When a project is substantially complete but minor items remain unfinished due to circumstances like seasonal weather preventing final landscaping, many jurisdictions can issue a Temporary Certificate of Occupancy (TCO). The IBC authorizes the building official to issue a TCO “before the completion of the entire work covered by the permit, provided that such portion or portions shall be occupied safely.” All life-safety systems must be fully operational, and the occupied areas must be physically separated from any ongoing construction.

TCOs are valid only for a limited period set by the building official. They are not extensions of the deadline to finish your project. If minor construction delays are simply inconvenient rather than truly unavoidable, most departments won’t issue one. Treat a TCO as emergency flexibility, not a planning tool.

Three Compliance Paths Under the IEBC

The IEBC gives building owners three distinct methods for demonstrating that an existing building meets the requirements for a new occupancy classification. You choose one path and must follow it exclusively — you cannot mix and match between them.

  • Prescriptive method (Chapter 5): The building must comply with the International Fire Code in its current condition. This works best for buildings already in good shape where the occupancy change doesn’t create dramatically different safety demands.
  • Work area method (Chapters 6–12): The most commonly used path, this method ties upgrade requirements to the scope of physical work being performed and the specific change in occupancy classification. It includes the historic building provisions discussed above.
  • Performance method (Chapter 13): An engineering-based evaluation that scores the building’s overall safety and allows trade-offs between systems. If your building exceeds requirements in one area, you may be able to offset deficiencies in another. This path requires more engineering analysis but offers the most flexibility for unusual buildings.

Consequences of Operating Without the Permit

Skipping the permit is where people get into real trouble, and the consequences go well beyond a fine from the building department.

The most immediate risk is a stop-work order or forced closure. Building officials have the authority to order discontinuance of any use that lacks proper approval and to require immediate evacuation of the space. For a business that has already invested in buildout, inventory, and marketing, a closure order can be financially devastating.

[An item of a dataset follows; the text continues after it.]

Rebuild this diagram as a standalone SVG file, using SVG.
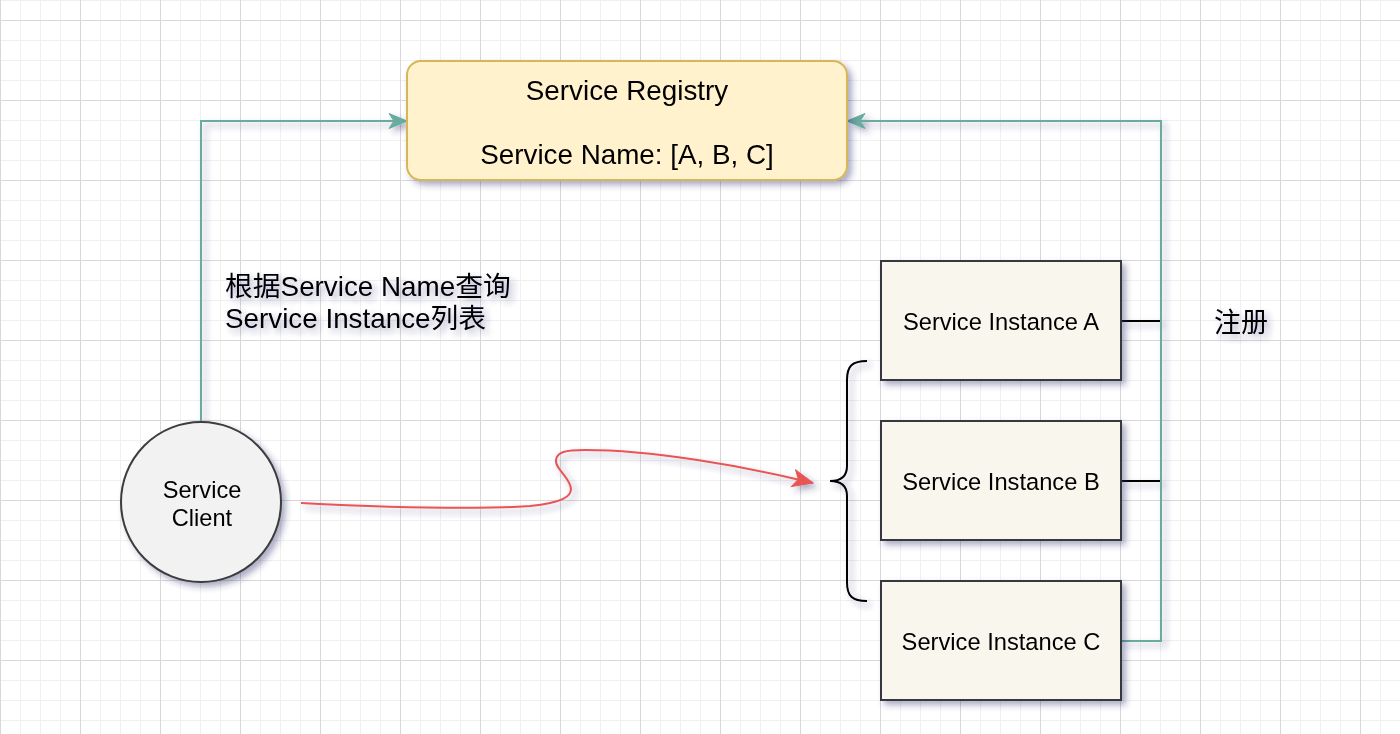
<svg xmlns="http://www.w3.org/2000/svg" width="1400" height="734" viewBox="0 0 1400 734">
  <defs>
    <pattern id="grid" x="0" y="20" width="80" height="80" patternUnits="userSpaceOnUse">
      <rect x="0" y="0" width="80" height="80" fill="#ffffff"/>
      <g fill="#f0f0f0">
        <rect x="20" y="0" width="1" height="80"/>
        <rect x="40" y="0" width="1" height="80"/>
        <rect x="60" y="0" width="1" height="80"/>
        <rect x="0" y="20" width="80" height="1"/>
        <rect x="0" y="40" width="80" height="1"/>
        <rect x="0" y="60" width="80" height="1"/>
      </g>
      <g fill="#d8d8d8">
        <rect x="0" y="0" width="1" height="80"/>
        <rect x="0" y="0" width="80" height="1"/>
      </g>
    </pattern>
    <filter id="shadow" x="-20%" y="-20%" width="140%" height="140%">
      <feDropShadow dx="4" dy="4" stdDeviation="3" flood-color="#2e2e6e" flood-opacity="0.4"/>
    </filter>
    <marker id="arrowGreen" viewBox="0 0 20 18" refX="19" refY="9" markerWidth="20" markerHeight="18" markerUnits="userSpaceOnUse" orient="auto">
      <path d="M1,1.5 L19,9 L1,16.5 L6,9 Z" fill="#67ab9f" stroke="#67ab9f" stroke-width="1"/>
    </marker>
    <marker id="arrowRed" viewBox="0 0 22 20" refX="21" refY="10" markerWidth="22" markerHeight="20" markerUnits="userSpaceOnUse" orient="auto">
      <path d="M1,1.5 L21,10 L1,18.5 L6,10 Z" fill="#e85555" stroke="#e85555" stroke-width="1"/>
    </marker>
    <style>
      .txt { font-family: "Liberation Sans", "Noto Sans CJK SC", sans-serif; fill: #000000; }
      .inst { fill: #f9f7ed; stroke: #36393d; stroke-width: 2; }
      .green { fill: none; stroke: #67ab9f; stroke-width: 2; }
      .black { fill: none; stroke: #000000; stroke-width: 2; }
      .red { fill: none; stroke: #e85555; stroke-width: 2; }
    </style>
  </defs>

  <rect x="0" y="0" width="1400" height="734" fill="url(#grid)"/>

  <g id="connectors" filter="url(#shadow)">
    <path class="green" d="M201,422 L201,121 L407,121" marker-end="url(#arrowGreen)"/>
    <path class="black" d="M1121,321 L1161,321"/>
    <path class="black" d="M1121,481 L1161,481"/>
    <path class="green" d="M1121,641 L1161,641 L1161,121 L847,121" marker-end="url(#arrowGreen)"/>
    <path class="red" d="M301,503 C380,507 470,510 530,506 C560,503 575,497 570,485 C566,474 555,468 556,460 C557,452 565,450 585,450 C650,450 740,465 813,483" marker-end="url(#arrowRed)"/>
  </g>

  <g id="registry" filter="url(#shadow)">
    <rect x="407" y="61" width="440" height="119" rx="14" ry="14" fill="#fff2cc" stroke="#d6b656" stroke-width="2"/>
    <text class="txt" x="627" y="100" font-size="27.8" text-anchor="middle">Service Registry</text>
    <text class="txt" x="627" y="164" font-size="27.8" text-anchor="middle">Service Name: [A, B, C]</text>
  </g>

  <g id="query-label" filter="url(#shadow)">
    <text class="txt" x="225" y="296" font-size="27.8">根据Service Name查询</text>
    <text class="txt" x="225" y="328" font-size="27.8">Service Instance列表</text>
  </g>

  <g id="register-label" filter="url(#shadow)">
    <text class="txt" x="1214" y="332" font-size="27">注册</text>
  </g>

  <g id="client" filter="url(#shadow)">
    <circle cx="201" cy="502" r="80" fill="#f2f2f2" stroke="#3c3c3c" stroke-width="2"/>
    <text class="txt" x="202" y="498" font-size="23.6" text-anchor="middle" fill="#222">Service</text>
    <text class="txt" x="202" y="526" font-size="23.6" text-anchor="middle" fill="#222">Client</text>
  </g>

  <g id="brace" filter="url(#shadow)">
    <path class="black" d="M867,361 C852,361 847,366 847,380 L847,466 C847,476 842,481 830,481 C842,481 847,486 847,496 L847,582 C847,596 852,601 867,601"/>
  </g>

  <g id="instance-a" filter="url(#shadow)">
    <rect class="inst" x="881" y="261" width="240" height="119"/>
    <text class="txt" x="1001" y="330" font-size="23.7" text-anchor="middle">Service Instance A</text>
  </g>

  <g id="instance-b" filter="url(#shadow)">
    <rect class="inst" x="881" y="421" width="240" height="119"/>
    <text class="txt" x="1001" y="490" font-size="23.7" text-anchor="middle">Service Instance B</text>
  </g>

  <g id="instance-c" filter="url(#shadow)">
    <rect class="inst" x="881" y="581" width="240" height="119"/>
    <text class="txt" x="1001" y="650" font-size="23.7" text-anchor="middle">Service Instance C</text>
  </g>
</svg>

Insurance is the risk most people don’t think about until it’s too late. Commercial property and liability policies are underwritten based on the building’s stated occupancy classification. If you’re operating under a classification that doesn’t match your actual use and a fire, injury, or structural failure occurs, the insurer has grounds to deny the claim. The insurance industry uses occupancy classification as a core underwriting factor — a building rated for office use carries a fundamentally different risk profile than one used for assembly or manufacturing. Operating under the wrong classification effectively voids the risk assessment your policy is based on.

Commercial tenants face an additional layer of exposure. Most commercial leases require the tenant to maintain all necessary permits and comply with applicable building codes. Operating without a valid certificate of occupancy can constitute a lease default, giving the landlord grounds for eviction regardless of whether you’re current on rent.

Daily fines for permit violations vary by jurisdiction but can accumulate quickly, and many localities will not issue or renew a business license until the occupancy issue is resolved. The cost of retroactive compliance — bringing a building up to code for a use that’s already underway — is almost always higher than doing it correctly from the start, because the work often needs to be done under enforcement timelines rather than at your own pace.